Ok, the movie is 13 years old. You already know if you're going to see it or not. You want to know if it's worth seeing and paying the extra charge for the 3-D glasses, right? I promise I'll get there eventually.
I have to be upfront and say that I've never been a big fan of The Nightmare Before Christmas. It certainly has its charming moments (especially as Jack discovers snow and Christmas), but the film never really connected with me outside of these occasional moments. This film is important because it's one of the first times that I realized that not every movie was meant for me. The execution of the stop motion for this film is amazing. Never before had a stop motion film given its characters such a sweeping range of motion, most notably during the musical numbers. This film has a lot in common with 2001: A Space Odyssey for me. I understand and appreciate that both films are achievements and mean the world to those who love them.

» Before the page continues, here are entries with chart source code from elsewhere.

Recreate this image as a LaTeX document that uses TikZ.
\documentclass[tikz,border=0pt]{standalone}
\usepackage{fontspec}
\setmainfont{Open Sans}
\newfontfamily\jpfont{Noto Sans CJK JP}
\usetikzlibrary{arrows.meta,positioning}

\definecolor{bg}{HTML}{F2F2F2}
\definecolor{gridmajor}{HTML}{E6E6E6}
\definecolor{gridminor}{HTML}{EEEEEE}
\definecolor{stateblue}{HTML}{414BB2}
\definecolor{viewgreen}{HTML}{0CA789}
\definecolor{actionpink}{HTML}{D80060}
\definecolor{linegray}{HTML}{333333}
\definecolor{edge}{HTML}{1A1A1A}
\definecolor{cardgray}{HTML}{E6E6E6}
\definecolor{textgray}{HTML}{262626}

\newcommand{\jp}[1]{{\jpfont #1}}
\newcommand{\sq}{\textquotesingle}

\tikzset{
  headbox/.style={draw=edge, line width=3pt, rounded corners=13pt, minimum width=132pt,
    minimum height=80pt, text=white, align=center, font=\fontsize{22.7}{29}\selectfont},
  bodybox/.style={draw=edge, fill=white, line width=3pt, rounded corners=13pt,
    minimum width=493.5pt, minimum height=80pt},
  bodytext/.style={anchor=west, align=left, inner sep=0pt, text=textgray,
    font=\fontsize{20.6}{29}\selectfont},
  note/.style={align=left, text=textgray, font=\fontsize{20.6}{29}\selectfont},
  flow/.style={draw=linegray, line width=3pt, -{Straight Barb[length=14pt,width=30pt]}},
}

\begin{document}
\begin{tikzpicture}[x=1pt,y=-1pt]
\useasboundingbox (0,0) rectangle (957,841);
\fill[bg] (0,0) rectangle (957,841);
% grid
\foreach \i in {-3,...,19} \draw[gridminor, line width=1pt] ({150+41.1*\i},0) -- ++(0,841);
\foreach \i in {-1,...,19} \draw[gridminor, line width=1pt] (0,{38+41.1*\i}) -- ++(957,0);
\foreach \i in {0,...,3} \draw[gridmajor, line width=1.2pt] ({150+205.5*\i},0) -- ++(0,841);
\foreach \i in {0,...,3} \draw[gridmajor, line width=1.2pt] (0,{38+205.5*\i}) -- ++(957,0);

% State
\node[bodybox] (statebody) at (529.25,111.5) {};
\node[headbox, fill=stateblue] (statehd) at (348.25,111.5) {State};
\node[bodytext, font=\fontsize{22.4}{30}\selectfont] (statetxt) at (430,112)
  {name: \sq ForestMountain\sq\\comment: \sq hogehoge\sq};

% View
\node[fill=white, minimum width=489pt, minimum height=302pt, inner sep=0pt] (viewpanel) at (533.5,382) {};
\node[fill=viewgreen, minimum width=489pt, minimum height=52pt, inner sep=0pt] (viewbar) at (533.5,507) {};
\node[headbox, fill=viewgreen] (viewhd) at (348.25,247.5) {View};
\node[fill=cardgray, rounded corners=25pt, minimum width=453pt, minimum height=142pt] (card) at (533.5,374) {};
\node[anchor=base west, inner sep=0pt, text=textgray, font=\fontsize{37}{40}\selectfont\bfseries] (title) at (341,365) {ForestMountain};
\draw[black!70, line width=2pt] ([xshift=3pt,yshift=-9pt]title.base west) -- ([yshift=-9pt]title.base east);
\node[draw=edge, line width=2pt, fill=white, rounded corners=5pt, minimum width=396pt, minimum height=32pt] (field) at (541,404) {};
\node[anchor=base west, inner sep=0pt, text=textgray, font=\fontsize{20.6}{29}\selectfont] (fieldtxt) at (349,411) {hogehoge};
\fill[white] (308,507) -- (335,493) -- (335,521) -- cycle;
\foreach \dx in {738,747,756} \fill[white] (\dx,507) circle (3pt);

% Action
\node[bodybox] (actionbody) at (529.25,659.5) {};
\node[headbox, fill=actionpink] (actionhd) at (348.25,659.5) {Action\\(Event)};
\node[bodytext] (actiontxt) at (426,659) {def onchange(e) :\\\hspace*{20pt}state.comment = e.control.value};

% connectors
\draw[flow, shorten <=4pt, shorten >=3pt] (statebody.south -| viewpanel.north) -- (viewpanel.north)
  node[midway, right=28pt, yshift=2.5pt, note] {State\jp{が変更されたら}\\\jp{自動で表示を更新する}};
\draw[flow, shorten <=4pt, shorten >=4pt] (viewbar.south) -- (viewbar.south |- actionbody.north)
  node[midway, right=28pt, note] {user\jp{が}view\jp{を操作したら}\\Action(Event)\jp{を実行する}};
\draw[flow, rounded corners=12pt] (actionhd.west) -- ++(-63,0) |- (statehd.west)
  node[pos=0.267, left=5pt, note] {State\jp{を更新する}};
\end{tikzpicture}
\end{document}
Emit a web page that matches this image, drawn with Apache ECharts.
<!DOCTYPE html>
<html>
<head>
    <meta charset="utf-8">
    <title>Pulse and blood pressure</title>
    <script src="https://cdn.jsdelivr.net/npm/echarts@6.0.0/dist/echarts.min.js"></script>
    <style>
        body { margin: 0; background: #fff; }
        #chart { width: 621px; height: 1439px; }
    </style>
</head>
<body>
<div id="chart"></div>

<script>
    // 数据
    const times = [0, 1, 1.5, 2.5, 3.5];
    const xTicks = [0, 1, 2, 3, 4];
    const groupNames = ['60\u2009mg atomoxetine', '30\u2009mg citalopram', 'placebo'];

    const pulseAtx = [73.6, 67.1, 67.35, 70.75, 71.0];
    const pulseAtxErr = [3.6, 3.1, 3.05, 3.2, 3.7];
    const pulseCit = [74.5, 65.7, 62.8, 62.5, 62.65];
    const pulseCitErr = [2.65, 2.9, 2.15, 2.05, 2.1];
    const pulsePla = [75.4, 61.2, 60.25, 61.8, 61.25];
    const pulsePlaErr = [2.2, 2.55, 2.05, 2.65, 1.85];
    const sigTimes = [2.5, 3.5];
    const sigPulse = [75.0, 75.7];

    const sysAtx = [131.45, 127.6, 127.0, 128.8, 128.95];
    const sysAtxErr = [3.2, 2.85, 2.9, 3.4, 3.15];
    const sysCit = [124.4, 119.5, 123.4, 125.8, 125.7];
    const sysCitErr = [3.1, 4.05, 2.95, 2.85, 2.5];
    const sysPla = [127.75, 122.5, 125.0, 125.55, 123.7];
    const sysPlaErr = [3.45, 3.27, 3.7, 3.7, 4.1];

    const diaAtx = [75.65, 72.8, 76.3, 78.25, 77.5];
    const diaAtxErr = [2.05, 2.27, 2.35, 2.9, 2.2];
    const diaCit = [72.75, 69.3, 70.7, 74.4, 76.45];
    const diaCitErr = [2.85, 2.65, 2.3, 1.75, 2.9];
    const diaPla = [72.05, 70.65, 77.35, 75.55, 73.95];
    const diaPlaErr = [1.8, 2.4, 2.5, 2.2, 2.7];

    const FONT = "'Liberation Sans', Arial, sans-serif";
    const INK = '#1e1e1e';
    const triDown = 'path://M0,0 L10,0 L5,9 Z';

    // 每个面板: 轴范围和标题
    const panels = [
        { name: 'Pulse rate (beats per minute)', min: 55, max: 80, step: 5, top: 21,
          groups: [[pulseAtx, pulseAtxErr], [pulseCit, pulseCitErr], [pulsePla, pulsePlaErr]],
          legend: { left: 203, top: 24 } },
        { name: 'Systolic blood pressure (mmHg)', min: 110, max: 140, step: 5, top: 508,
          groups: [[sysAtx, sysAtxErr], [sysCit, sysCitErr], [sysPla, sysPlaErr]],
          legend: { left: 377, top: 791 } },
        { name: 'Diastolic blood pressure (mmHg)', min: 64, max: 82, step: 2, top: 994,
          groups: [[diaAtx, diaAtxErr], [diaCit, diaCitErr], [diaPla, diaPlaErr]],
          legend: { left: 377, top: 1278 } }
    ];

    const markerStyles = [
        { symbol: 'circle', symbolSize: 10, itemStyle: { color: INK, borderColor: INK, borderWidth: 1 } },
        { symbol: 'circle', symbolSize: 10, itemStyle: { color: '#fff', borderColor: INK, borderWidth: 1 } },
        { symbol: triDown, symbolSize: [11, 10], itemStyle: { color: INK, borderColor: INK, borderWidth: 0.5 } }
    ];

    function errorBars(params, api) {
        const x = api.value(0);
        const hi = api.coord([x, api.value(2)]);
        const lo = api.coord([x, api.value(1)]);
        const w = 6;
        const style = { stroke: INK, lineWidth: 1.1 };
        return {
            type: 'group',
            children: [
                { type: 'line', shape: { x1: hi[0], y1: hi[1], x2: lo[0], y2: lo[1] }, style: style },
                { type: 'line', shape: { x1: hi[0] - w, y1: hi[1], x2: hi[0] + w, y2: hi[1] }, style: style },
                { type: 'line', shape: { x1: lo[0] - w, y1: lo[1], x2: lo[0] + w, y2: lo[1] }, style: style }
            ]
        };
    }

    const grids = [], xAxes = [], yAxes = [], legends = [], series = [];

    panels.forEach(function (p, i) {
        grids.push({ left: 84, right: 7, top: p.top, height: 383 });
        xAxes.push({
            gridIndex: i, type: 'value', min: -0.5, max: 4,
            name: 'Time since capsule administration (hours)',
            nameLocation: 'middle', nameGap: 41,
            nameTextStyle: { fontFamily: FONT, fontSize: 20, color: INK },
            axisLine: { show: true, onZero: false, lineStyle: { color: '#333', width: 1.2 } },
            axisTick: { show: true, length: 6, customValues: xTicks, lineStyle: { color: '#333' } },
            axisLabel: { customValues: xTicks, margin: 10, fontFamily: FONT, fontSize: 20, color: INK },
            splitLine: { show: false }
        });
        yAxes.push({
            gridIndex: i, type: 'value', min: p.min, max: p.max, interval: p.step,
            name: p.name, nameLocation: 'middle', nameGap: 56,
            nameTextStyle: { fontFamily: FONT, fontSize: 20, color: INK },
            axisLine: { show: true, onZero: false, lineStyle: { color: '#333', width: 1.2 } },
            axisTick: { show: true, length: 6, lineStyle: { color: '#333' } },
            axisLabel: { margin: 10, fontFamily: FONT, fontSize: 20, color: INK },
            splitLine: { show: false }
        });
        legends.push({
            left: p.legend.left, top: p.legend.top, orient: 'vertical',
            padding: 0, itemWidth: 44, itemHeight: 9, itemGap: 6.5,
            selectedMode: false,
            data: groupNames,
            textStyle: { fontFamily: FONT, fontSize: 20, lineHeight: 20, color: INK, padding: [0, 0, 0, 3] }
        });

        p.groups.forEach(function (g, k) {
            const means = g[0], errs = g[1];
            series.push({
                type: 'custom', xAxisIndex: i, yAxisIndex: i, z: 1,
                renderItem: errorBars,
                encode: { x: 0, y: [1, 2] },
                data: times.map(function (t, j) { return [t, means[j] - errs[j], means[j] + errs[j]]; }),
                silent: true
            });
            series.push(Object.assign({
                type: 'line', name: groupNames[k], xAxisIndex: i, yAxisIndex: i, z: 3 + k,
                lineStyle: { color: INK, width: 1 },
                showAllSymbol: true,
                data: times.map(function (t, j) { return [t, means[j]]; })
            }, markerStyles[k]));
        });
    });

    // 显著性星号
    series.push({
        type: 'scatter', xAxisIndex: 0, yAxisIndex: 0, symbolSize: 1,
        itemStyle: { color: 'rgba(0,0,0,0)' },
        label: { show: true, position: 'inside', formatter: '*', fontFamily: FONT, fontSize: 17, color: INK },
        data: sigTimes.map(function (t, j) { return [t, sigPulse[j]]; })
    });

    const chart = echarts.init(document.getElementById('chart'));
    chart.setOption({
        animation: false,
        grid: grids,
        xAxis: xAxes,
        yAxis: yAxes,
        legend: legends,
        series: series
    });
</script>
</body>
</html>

Now we get to the part everyone wants to know about. Probably the most disappointing part of the film is that it didn't look better. That isn't to say that certain parts of it didn't look spectacular. The scenes in Christmas Town and in Oogie Boogie's lair looked pristine and magical. Why the rest of the film didn't look the same way is something I don't understand. If this is Disney's first entry into the theatrical 3-D realm, why wouldn't they make sure it looks as good as possible? It didn't help that the Pixar short in front of it, Knick Knack, is probably the best thing I've seen in 3-D yet.
An interesting approach was taken to the 3-D in Nightmare. It seemed as if it was like watching a film in a shoebox. Instead of the entire film poking out from the screen, it seemed to go inward, which really helped give depth to the film. There were the couple times when something would jump out at the audience, and everyone screamed as they should. What made this choice work so well is that it made the landscapes look very realistic. You will almost believe you're looking at the set as they filmed it. Unfortunately, whenever the camera is spinning or moving very fast, your eyes may end up bugging you some. I had to take the glasses off twice during the screening to rub my eyes.
In the end, Nightmare fans will love this, not as much because of the 3-D, but because they get to see the film on the big screen again. Don't get me wrong, the 3-D was impressive, but I wondered, what if they had taken a Pixar film like Monsters Inc or The Incredibles for their first 3-D attempt instead - that would have been downright amazing.